Alas, recordings of Lysenko’s compositions–like the identity of that masked pianist–are criminally difficult to procure. And as the flames of revolution further engulf a war-torn nation, his work will likely become more difficult to find.  Regardless, he died a hero to Ukrainians everywhere, cherished by his sympathetic contemporary Pyotr Ilyich Tchaikovsky. And as Lysenko’s land turns to charred rubble today, I know that he would still be a vocal proponent of Ukrainian independence.

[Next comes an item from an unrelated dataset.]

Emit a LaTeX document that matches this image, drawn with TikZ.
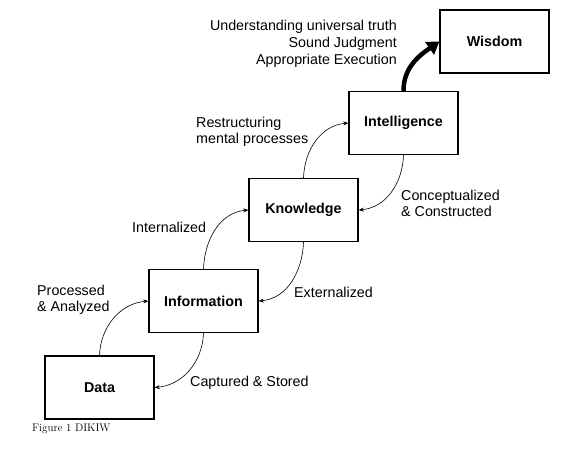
\documentclass[tikz,border=0pt]{standalone}
\usepackage{fontspec}
\newfontfamily\arialf{Liberation Sans}
\usetikzlibrary{arrows.meta}
\begin{document}
\begin{tikzpicture}[x=1pt,y=-1pt,
  stage/.style={draw,line width=1.3pt,minimum width=109pt,minimum height=63pt,inner sep=0pt,font=\arialf\bfseries\fontsize{14.3}{17}\selectfont},
  lbl/.style={inner sep=0pt,font=\arialf\fontsize{14.3}{17}\selectfont},
  flow/.style={line width=0.6pt,-{Stealth[length=5pt,width=4pt]}},
  bigflow/.style={line width=4.5pt,-{Triangle[length=12pt,width=15pt]}}]
\useasboundingbox (0,0) rectangle (583,448);
\node[stage] (data) at (99.5,387.5) {Data};
\node[stage] (info) at (203.5,301) {Information};
\node[stage] (know) at (303.5,210) {Knowledge};
\node[stage] (intel) at (403.5,123) {Intelligence};
\node[stage] (wis) at (494.5,41.5) {Wisdom};
\draw[flow] (data.north) to[out=88,in=185] (info.west);
\draw[flow] (info.south) to[out=-92,in=5] (data.east);
\draw[flow] (info.north) to[out=88,in=185] (know.west);
\draw[flow] (know.south) to[out=-92,in=5] (info.east);
\draw[flow] (know.north) to[out=88,in=185] (intel.west);
\draw[flow] (intel.south) to[out=-92,in=5] (know.east);
\draw[bigflow] (intel.north) to[out=90,in=215] (wis.west);
\node[lbl,anchor=west,align=left] (pa) at (37,300) {Processed\\[-0.5pt]\& Analyzed};
\node[lbl,anchor=west] (cs) at (190,383) {Captured \& Stored};
\node[lbl,anchor=west] (int) at (132,227) {Internalized};
\node[lbl,anchor=west] (ext) at (294,292) {Externalized};
\node[lbl,anchor=west,align=left] (rmp) at (196,132) {Restructuring\\[-1pt]mental processes};
\node[lbl,anchor=west,align=left] (cc) at (401,203.5) {Conceptualized\\[-0.5pt]\& Constructed};
\node[lbl,anchor=east,align=right] (ut) at (397,44) {Understanding universal truth\\Sound Judgment\\Appropriate Execution};
\node[inner sep=0pt,anchor=west,font=\fontsize{11}{13}\selectfont] (cap) at (32,429) {Figure 1 DIKIW};
\end{tikzpicture}
\end{document}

Then there’s the unofficial Ukrainian National Anthem: “A Prayer for Ukraine,”  composed by….you guessed it:

Oh Lord, Almighty and Only
for us our Ukraine, please, keep
by freedom’s and the rays of light
you set her in light.

Oh, and by the by, the story of getting the Schevchenko statue erected in Washington is another fascinating tale of Cold War intrigue, richly detailed in an article in Ukrainian Week:

The dramatic campaign to build the Shevchenko monument continued for five years. “Two superpowers, American and Soviet, were pitted against each other,” wrote Antin Drahan in his book Shevchenko in Washington. The Soviet embassy twice appealed to the U.S. Department of State demanding plans for the monument be scrapped. It was joined by the puppet representation of the Ukrainian SSR in the UN.
Hostile anti-Ukrainian forces rallied around The Washington Post. The newspaper painstakingly portrayed Shevchenko as a hater of Catholics, Orthodox, Russians, Poles, and Jews and, at the same time, as a harbinger of communism. Reputed as a respectable and liberal periodical, it pressed the Congress to repeal the resolution it had passed. Tensions mounted after the site was dedicated when Secretary of the Interior Stewart Udall decided, influenced by an anti-Ukrainian article in The Washington Post, to revise the already decided question. However, these attempts eventually failed.
Sure enough, the statue was unveiled 50 years ago, to these words by then-President Lyndon Johnson:  “[Shevchenko] was more than a Ukrainian — he was a statesman and citizen of the world. He was more than a poet — he was a valiant crusader for the rights and freedom of men. He used verse to carry on a determined fight for freedom.”